The slide discusses real-world issues that adversarial attacks must survive: Changes in viewpoint and lighting. Constraints in applying perturbations. Fabrication and sensor errors.

Method

Method

This slide introduces the RP2 algorithm: It uses an optimization approach to generate perturbations. The loss function is modified to account for physical changes like rotation and lighting variations.

Main insight

Method

Here, the use of a mask to constrain perturbations is discussed: The mask helps make perturbations appear as natural graffiti. Vulnerable regions are targeted using L1 and L2 optimization.

Main Insight

Experimental Evaluation

This slide summarizes the evaluation setup: Attacks are tested on stop signs and general objects (e.g., microwave). Models used: LISA-CNN and GTSRB-CNN.

Future work

Experimental Evaluation

LISA-CNN: Built using the LISA dataset (U.S. road signs). Contains three CNN layers and performs with 91% accuracy.

Thoughts

Experimental Evaluation

GTSRB: Based on the German benchmark (GTSRB). U.S. stop signs are used instead of German ones. Achieves 95.7% accuracy on test set, 99.4% on custom stop sign images.

Thoughts

Experimental Evaluation

This slide categorizes the evaluation methods: Stationary tests: fixed camera setup. Drive-by tests: camera on moving car. Poster attacks: full sign perturbation. Sticker attacks: partial, graffiti-style perturbations.

Thoughts

Experimental Evaluation

The table discusses how adversarial stickers are camouflaged as street graffiti to avoid suspicion from human observers, making the attacks stealthier.

Thoughts

Experimental Evaluation

Results from LISA-CNN is discussed in this section

Thoughts

Experimental Evaluation

Results from GTSRB-CNN is discussed in this section

Thoughts

Experimental Evaluation

RP2 is extended to non-road objects: A microwave is misclassified as a phone (90% success).

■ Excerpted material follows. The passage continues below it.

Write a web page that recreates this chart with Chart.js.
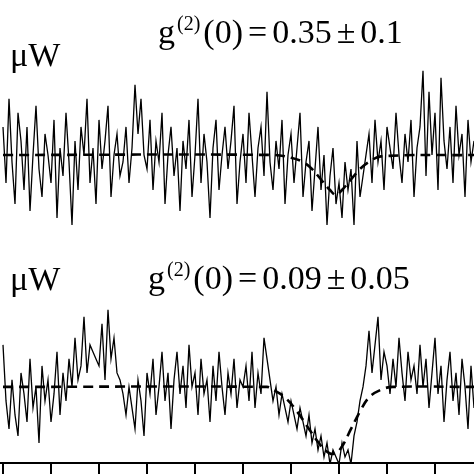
<!DOCTYPE html>
<html>
<head>
<meta charset="utf-8">
<script src="https://cdn.jsdelivr.net/npm/chart.js@4"></script>
<style>
  html, body { margin: 0; padding: 0; background: #fff; }
  #wrap { position: relative; width: 474px; height: 474px; overflow: hidden; }
  .panel { position: absolute; left: 0; width: 474px; height: 237px; }
  .lbl { position: absolute; font-family: "Liberation Serif", serif; font-size: 34px; line-height: 1; color: #000; white-space: nowrap; }
  .lbl sup { font-size: 20px; vertical-align: 13px; margin: 0 3px 0 2px; }
  .op { margin: 0 5px; }
</style>
</head>
<body>
<div id="wrap">
  <div class="panel" style="top:0"><canvas id="top" width="474" height="237"></canvas></div>
  <div class="panel" style="top:237px"><canvas id="bottom" width="474" height="237"></canvas></div>
  <div class="lbl" style="left:10px; top:38px">μW</div>
  <div class="lbl" style="left:158px; top:13px">g<sup>(2)</sup>(0)<span class="op">=</span>0.35<span class="op">±</span>0.1</div>
  <div class="lbl" style="left:10px; top:262px">μW</div>
  <div class="lbl" style="left:148px; top:259px">g<sup>(2)</sup>(0)<span class="op">=</span>0.09<span class="op">±</span>0.05</div>
</div>
<script>
// coincidence counts per time bin (baseline ~10)
const topCounts = [
  14, 6, 18, 9, 3, 16, 12, 5, 14, 2,
  10, 17, 8, 4, 13, 10, 6, 15, 1, 11,
  7, 16, 9, 0, 12, 5, 14, 10, 18, 6,
  11, 3, 15, 8, 12, 17, 4, 10, 13, 7,
  9, 14, 6, 11, 20, 13, 18, 10, 8, 15,
  5, 12, 9, 16, 3, 10, 14, 7, 11, 2,
  12, 8, 15, 4, 10, 18, 6, 13, 9, 1,
  11, 15, 5, 10, 14, 8, 12, 17, 3, 9,
  13, 6, 16, 10, 4, 11, 14, 7, 19, 9,
  5, 12, 8, 15, 3, 10, 13, 6, 11, 16,
  4, 9, 12, 2, 8, 14, 5, 10, 0, 7,
  11, 3, 6, 1, 9, 5, 8, 0, 12, 4,
  7, 10, 13, 6, 15, 9, 12, 5, 14, 11,
  8, 16, 10, 6, 13, 9, 15, 4, 11, 14,
  22, 7, 19, 10, 16, 5, 21, 12, 8, 14,
  6, 17, 10, 13, 4, 15, 9, 12
];
const bottomCounts = [
  16, 8, 4, 11, 6, 3, 12, 9, 5, 14,
  7, 10, 2, 13, 8, 11, 5, 9, 15, 6,
  12, 8, 14, 10, 17, 11, 13, 20, 12, 16,
  15, 14, 13, 19, 11, 21, 14, 17, 12, 11,
  9, 6, 10, 7, 4, 11, 8, 3, 12, 9,
  14, 6, 10, 15, 8, 12, 4, 11, 15, 9,
  13, 7, 16, 10, 12, 6, 14, 9, 11, 5,
  13, 8, 15, 10, 6, 12, 9, 14, 7, 11,
  10, 13, 8, 15, 7, 12, 9, 17, 14, 11,
  8, 10, 6, 9, 7, 5, 8, 6, 4, 7,
  5, 3, 6, 2, 4, 1, 3, 0, 2, -1,
  1, 0, -1, 2, 0, 1, -1, 3, 5, 8,
  10, 13, 18, 12, 16, 20, 11, 15, 13, 9,
  14, 10, 17, 12, 8, 15, 11, 13, 9, 16,
  10, 14, 7, 12, 17, 9, 13, 5, 11, 15,
  8, 12, 6, 14, 10, 4, 13, 7
];
// fitted curves (dashed)
const topFitX = [0, 90, 96, 100, 103, 106, 109, 111, 113, 116, 119, 122, 126, 157];
const topFitY = [10, 10, 9.6, 9, 8, 6.5, 5, 4.3, 5, 6.5, 8, 9, 9.8, 10];
const botFitX = [0, 88, 90, 94, 98, 102, 106, 109, 111, 113, 116, 119, 122, 126, 130, 157];
const botFitY = [10, 10, 9.6, 8.5, 6.5, 4, 1.6, 0.5, 0.6, 1.5, 4, 6.5, 8.5, 9.6, 10, 10];
const tickValues = [0, 16, 32, 48, 64, 80, 96, 112, 128, 144];

function toPts(ys) { return ys.map((y, i) => ({ x: i, y: y })); }
function pairPts(xs, ys) { return xs.map((x, i) => ({ x: x, y: ys[i] })); }

function makeChart(id, counts, fitX, fitY, yMin, yMax, showAxis) {
  return new Chart(document.getElementById(id), {
    type: 'line',
    data: {
      datasets: [
        { data: toPts(counts), borderColor: '#000', borderWidth: 1.3, pointRadius: 0, tension: 0, order: 2 },
        { data: pairPts(fitX, fitY), borderColor: '#000', borderWidth: 2.6, borderDash: [10, 6], pointRadius: 0, tension: 0.4, order: 1 }
      ]
    },
    options: {
      responsive: false,
      animation: false,
      layout: { padding: 0 },
      plugins: { legend: { display: false }, tooltip: { enabled: false } },
      scales: {
        x: {
          type: 'linear', min: -1, max: 157,
          display: showAxis,
          afterBuildTicks: (axis) => { axis.ticks = tickValues.map(v => ({ value: v })); },
          ticks: { display: false },
          grid: { drawOnChartArea: false, color: '#000', lineWidth: 2, tickLength: 11 },
          border: { color: '#000', width: 2 }
        },
        y: { display: false, min: yMin, max: yMax }
      }
    }
  });
}

makeChart('top', topCounts, topFitX, topFitY, -1.7, 32.1, false);
makeChart('bottom', bottomCounts, botFitX, botFitY, -0.86, 31.4, true);
</script>
</body>
</html>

A coffee mug is misclassified as a cash machine (71.4%).

Thoughts

Experimental Evaluation

Cropped images were used to align adversarial examples with original inputs. High success rates were achieved: LISA-CNN: 70% targeted, 90% untargeted. GTSRB-CNN: 60% targeted, 100% untargeted.

Thoughts

Main Insights

This slide emphasizes real-world adversarial attacks are effective and risky. RP2 can generate reliable perturbations across varied conditions. Both lab and real-world (drive-by) tests validate the attack’s effectiveness.

Thoughts

Future Works

Follow-up works: RP2 extended to attack object detectors. Google’s universal adversarial patches. Defense proposals include robustness training and transformation-based defenses.

Thoughts

Presenter thoughts: Strength

The author discusses some strengths such as first to explore real-world attacks for autonomous vehicles. High misclassification success rates. Realistic threat modeling using only altered sign

Thoughts

Presenter thoughts: Weaknesses

The author discusses some shortcomings including assumption white-box access (knowledge of the model). Manual image cropping doesn’t reflect automated systems. Attacks are limited to classifiers, not detectors.

Discussion and Class Insights

Q1: Do you believe the attacks outlined in this work are important to consider as refinement of autonomous vehicle behavior continues?

Q2: What do you believe is the solution to attacks such as sticker attacks on stop signs? Should the AI be trained to identify altered stop signs? Is it possible to train the AI on all types of alterations?

Ruslan Akbarzade: Ruslan emphasized that these types of attacks are important to study because they could impact vehicle behavior. He pointed out that the issue may not lie solely with the model—if the model is robust, it should ideally detect such anomalies. He also noted that even humans might misinterpret altered signs, suggesting that the fault doesn’t rest entirely with the system.

Obiora: Obiora proposed incorporating a cybersecurity agent within the vehicle’s system that can detect and flag potential adversarial attacks early. This agent would alert the system before the altered input misguides the model, acting as a defense mechanism in real-time.

Aleksandar: Aleksandar expressed skepticism about the continued relevance of such attacks, stating that advances in AI have likely made these specific methods outdated. However, he acknowledged the value of understanding past vulnerabilities to strengthen future systems.

Obiora: Obiora added that certain physical attributes—such as the distinct shapes of stop signs versus speed limit signs—could serve as helpful features for classification, even under adversarial attack conditions.

Professor: The professor highlighted the broader significance of the paper for future fully autonomous vehicles. He discussed how targeted attacks, such as those triggered to affect specific users, present serious risks. He praised the experimental design of the paper and stressed the importance of learning how to extract actionable insights from performance metrics and testing methodologies.

Audience Questions and Answers

Professor: What is the distinction between a classifier and a detector in the context of this study?

Answer: With no response, the professor clarified that a classifier identifies what an object is when the object is already isolated (e.g., determining that an image shows a stop sign). In contrast, a detector locates and identifies objects within a broader scene, making it more robust to real-world variability. This difference is significant in understanding the paper’s scope and limitations, as the study focused on classifiers rather than detectors.

Professor: Why did the authors choose the specific architectures (LISA-CNN and GTSRB-CNN) over more modern or complex models?

George: George suggested that the authors may have selected CNN-based classifiers because they were aware of existing vulnerabilities in such architectures. Simpler CNNs are still widely used and serve as a meaningful starting point to demonstrate the feasibility and generalizability of physical adversarial attacks.